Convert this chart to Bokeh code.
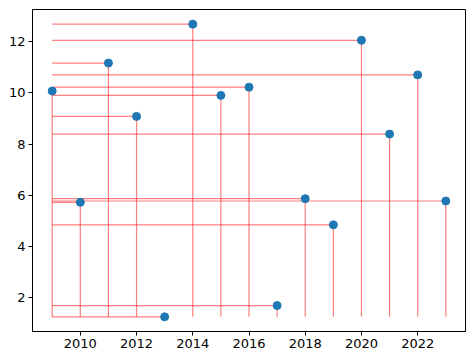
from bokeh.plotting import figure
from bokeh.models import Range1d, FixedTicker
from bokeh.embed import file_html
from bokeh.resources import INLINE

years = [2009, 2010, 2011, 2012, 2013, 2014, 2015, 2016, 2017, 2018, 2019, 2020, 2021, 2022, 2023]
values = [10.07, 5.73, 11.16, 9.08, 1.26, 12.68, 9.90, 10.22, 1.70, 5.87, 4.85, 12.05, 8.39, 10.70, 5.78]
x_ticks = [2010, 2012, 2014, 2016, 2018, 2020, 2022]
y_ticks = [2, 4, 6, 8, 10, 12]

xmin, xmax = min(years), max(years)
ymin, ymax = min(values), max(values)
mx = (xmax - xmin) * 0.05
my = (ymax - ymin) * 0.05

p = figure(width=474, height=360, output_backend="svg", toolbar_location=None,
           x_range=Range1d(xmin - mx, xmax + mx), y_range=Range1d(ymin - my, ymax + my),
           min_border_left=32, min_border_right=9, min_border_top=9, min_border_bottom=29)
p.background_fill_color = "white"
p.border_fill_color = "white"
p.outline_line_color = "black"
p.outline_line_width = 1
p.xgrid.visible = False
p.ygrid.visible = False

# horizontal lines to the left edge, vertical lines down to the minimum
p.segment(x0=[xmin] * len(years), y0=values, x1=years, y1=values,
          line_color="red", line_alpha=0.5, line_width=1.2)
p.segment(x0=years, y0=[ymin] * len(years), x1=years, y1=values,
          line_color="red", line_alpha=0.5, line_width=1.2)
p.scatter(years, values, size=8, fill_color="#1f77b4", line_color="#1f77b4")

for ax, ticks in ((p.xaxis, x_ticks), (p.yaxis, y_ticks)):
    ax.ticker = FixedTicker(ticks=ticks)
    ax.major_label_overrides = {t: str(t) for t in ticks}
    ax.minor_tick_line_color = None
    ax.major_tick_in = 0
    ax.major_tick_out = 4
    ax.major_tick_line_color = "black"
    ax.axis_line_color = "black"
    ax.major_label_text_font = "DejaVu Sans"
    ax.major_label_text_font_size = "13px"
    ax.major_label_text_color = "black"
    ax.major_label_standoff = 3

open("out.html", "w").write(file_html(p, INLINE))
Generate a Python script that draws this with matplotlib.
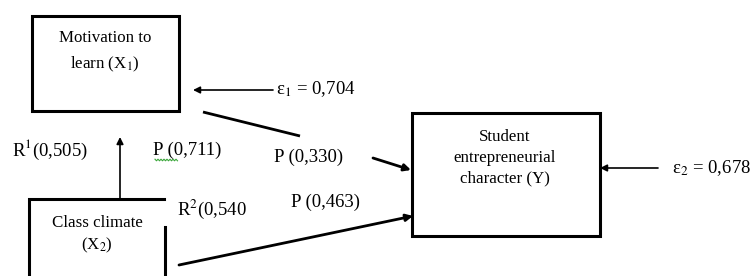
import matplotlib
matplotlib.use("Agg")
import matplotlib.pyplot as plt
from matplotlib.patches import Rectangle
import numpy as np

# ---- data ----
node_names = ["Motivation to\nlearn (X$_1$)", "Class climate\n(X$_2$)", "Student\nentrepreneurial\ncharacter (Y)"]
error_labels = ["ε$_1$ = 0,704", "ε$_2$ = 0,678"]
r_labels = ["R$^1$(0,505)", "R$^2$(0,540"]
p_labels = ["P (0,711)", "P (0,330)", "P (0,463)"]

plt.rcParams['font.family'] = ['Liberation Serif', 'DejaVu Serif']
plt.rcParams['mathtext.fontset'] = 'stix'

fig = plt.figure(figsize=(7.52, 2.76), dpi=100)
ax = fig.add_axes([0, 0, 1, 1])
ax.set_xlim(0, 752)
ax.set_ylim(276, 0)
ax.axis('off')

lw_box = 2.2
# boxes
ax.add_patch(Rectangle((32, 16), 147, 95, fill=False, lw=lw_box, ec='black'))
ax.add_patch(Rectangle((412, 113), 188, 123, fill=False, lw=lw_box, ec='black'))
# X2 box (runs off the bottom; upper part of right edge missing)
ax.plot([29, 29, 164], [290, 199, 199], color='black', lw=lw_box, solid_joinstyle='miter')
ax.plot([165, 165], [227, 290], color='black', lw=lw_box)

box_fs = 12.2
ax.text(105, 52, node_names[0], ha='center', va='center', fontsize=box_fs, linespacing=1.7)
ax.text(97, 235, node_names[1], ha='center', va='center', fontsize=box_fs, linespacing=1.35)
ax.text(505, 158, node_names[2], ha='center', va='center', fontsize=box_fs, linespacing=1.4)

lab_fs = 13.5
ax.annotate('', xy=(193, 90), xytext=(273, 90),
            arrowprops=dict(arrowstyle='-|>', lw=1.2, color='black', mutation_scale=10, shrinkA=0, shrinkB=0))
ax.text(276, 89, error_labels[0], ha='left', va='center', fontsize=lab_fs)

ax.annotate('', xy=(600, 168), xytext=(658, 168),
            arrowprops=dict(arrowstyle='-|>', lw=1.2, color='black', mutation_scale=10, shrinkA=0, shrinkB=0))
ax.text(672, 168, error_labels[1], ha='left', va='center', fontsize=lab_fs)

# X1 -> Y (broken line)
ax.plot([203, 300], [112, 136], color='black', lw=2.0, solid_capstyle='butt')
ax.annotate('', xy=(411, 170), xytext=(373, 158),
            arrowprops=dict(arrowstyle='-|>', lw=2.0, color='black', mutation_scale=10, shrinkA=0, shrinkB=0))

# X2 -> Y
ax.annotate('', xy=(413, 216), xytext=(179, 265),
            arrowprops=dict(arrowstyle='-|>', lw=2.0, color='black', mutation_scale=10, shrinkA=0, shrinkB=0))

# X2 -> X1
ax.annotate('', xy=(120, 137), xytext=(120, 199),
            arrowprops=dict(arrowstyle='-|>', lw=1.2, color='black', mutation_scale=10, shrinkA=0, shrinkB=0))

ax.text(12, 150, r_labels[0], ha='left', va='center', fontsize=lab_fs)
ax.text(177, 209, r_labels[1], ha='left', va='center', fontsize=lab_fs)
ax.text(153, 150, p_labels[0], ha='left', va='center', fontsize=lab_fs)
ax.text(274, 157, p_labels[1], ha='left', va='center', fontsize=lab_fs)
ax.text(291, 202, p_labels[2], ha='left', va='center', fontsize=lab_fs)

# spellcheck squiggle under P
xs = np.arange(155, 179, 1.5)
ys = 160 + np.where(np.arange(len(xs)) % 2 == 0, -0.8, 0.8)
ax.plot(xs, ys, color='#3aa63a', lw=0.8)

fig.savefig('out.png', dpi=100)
# # # # #
WRITTEN PROBLEM → Transcribe each entry precisely as given, leaving the pictures out.

TASK RESULT →
Convert this chart to Bokeh code.
from bokeh.plotting import figure
from bokeh.models import Range1d, FixedTicker
from bokeh.embed import file_html
from bokeh.resources import INLINE

years = [2009, 2010, 2011, 2012, 2013, 2014, 2015, 2016, 2017, 2018, 2019, 2020, 2021, 2022, 2023]
values = [10.07, 5.73, 11.16, 9.08, 1.26, 12.68, 9.90, 10.22, 1.70, 5.87, 4.85, 12.05, 8.39, 10.70, 5.78]
x_ticks = [2010, 2012, 2014, 2016, 2018, 2020, 2022]
y_ticks = [2, 4, 6, 8, 10, 12]

xmin, xmax = min(years), max(years)
ymin, ymax = min(values), max(values)
mx = (xmax - xmin) * 0.05
my = (ymax - ymin) * 0.05

p = figure(width=474, height=360, output_backend="svg", toolbar_location=None,
           x_range=Range1d(xmin - mx, xmax + mx), y_range=Range1d(ymin - my, ymax + my),
           min_border_left=32, min_border_right=9, min_border_top=9, min_border_bottom=29)
p.background_fill_color = "white"
p.border_fill_color = "white"
p.outline_line_color = "black"
p.outline_line_width = 1
p.xgrid.visible = False
p.ygrid.visible = False

# horizontal lines to the left edge, vertical lines down to the minimum
p.segment(x0=[xmin] * len(years), y0=values, x1=years, y1=values,
          line_color="red", line_alpha=0.5, line_width=1.2)
p.segment(x0=years, y0=[ymin] * len(years), x1=years, y1=values,
          line_color="red", line_alpha=0.5, line_width=1.2)
p.scatter(years, values, size=8, fill_color="#1f77b4", line_color="#1f77b4")

for ax, ticks in ((p.xaxis, x_ticks), (p.yaxis, y_ticks)):
    ax.ticker = FixedTicker(ticks=ticks)
    ax.major_label_overrides = {t: str(t) for t in ticks}
    ax.minor_tick_line_color = None
    ax.major_tick_in = 0
    ax.major_tick_out = 4
    ax.major_tick_line_color = "black"
    ax.axis_line_color = "black"
    ax.major_label_text_font = "DejaVu Sans"
    ax.major_label_text_font_size = "13px"
    ax.major_label_text_color = "black"
    ax.major_label_standoff = 3

open("out.html", "w").write(file_html(p, INLINE))
Generate a Python script that draws this with matplotlib.
import matplotlib
matplotlib.use("Agg")
import matplotlib.pyplot as plt
from matplotlib.patches import Rectangle
import numpy as np

# ---- data ----
node_names = ["Motivation to\nlearn (X$_1$)", "Class climate\n(X$_2$)", "Student\nentrepreneurial\ncharacter (Y)"]
error_labels = ["ε$_1$ = 0,704", "ε$_2$ = 0,678"]
r_labels = ["R$^1$(0,505)", "R$^2$(0,540"]
p_labels = ["P (0,711)", "P (0,330)", "P (0,463)"]

plt.rcParams['font.family'] = ['Liberation Serif', 'DejaVu Serif']
plt.rcParams['mathtext.fontset'] = 'stix'

fig = plt.figure(figsize=(7.52, 2.76), dpi=100)
ax = fig.add_axes([0, 0, 1, 1])
ax.set_xlim(0, 752)
ax.set_ylim(276, 0)
ax.axis('off')

lw_box = 2.2
# boxes
ax.add_patch(Rectangle((32, 16), 147, 95, fill=False, lw=lw_box, ec='black'))
ax.add_patch(Rectangle((412, 113), 188, 123, fill=False, lw=lw_box, ec='black'))
# X2 box (runs off the bottom; upper part of right edge missing)
ax.plot([29, 29, 164], [290, 199, 199], color='black', lw=lw_box, solid_joinstyle='miter')
ax.plot([165, 165], [227, 290], color='black', lw=lw_box)

box_fs = 12.2
ax.text(105, 52, node_names[0], ha='center', va='center', fontsize=box_fs, linespacing=1.7)
ax.text(97, 235, node_names[1], ha='center', va='center', fontsize=box_fs, linespacing=1.35)
ax.text(505, 158, node_names[2], ha='center', va='center', fontsize=box_fs, linespacing=1.4)

lab_fs = 13.5
ax.annotate('', xy=(193, 90), xytext=(273, 90),
            arrowprops=dict(arrowstyle='-|>', lw=1.2, color='black', mutation_scale=10, shrinkA=0, shrinkB=0))
ax.text(276, 89, error_labels[0], ha='left', va='center', fontsize=lab_fs)

ax.annotate('', xy=(600, 168), xytext=(658, 168),
            arrowprops=dict(arrowstyle='-|>', lw=1.2, color='black', mutation_scale=10, shrinkA=0, shrinkB=0))
ax.text(672, 168, error_labels[1], ha='left', va='center', fontsize=lab_fs)

# X1 -> Y (broken line)
ax.plot([203, 300], [112, 136], color='black', lw=2.0, solid_capstyle='butt')
ax.annotate('', xy=(411, 170), xytext=(373, 158),
            arrowprops=dict(arrowstyle='-|>', lw=2.0, color='black', mutation_scale=10, shrinkA=0, shrinkB=0))

# X2 -> Y
ax.annotate('', xy=(413, 216), xytext=(179, 265),
            arrowprops=dict(arrowstyle='-|>', lw=2.0, color='black', mutation_scale=10, shrinkA=0, shrinkB=0))

# X2 -> X1
ax.annotate('', xy=(120, 137), xytext=(120, 199),
            arrowprops=dict(arrowstyle='-|>', lw=1.2, color='black', mutation_scale=10, shrinkA=0, shrinkB=0))

ax.text(12, 150, r_labels[0], ha='left', va='center', fontsize=lab_fs)
ax.text(177, 209, r_labels[1], ha='left', va='center', fontsize=lab_fs)
ax.text(153, 150, p_labels[0], ha='left', va='center', fontsize=lab_fs)
ax.text(274, 157, p_labels[1], ha='left', va='center', fontsize=lab_fs)
ax.text(291, 202, p_labels[2], ha='left', va='center', fontsize=lab_fs)

# spellcheck squiggle under P
xs = np.arange(155, 179, 1.5)
ys = 160 + np.where(np.arange(len(xs)) % 2 == 0, -0.8, 0.8)
ax.plot(xs, ys, color='#3aa63a', lw=0.8)

fig.savefig('out.png', dpi=100)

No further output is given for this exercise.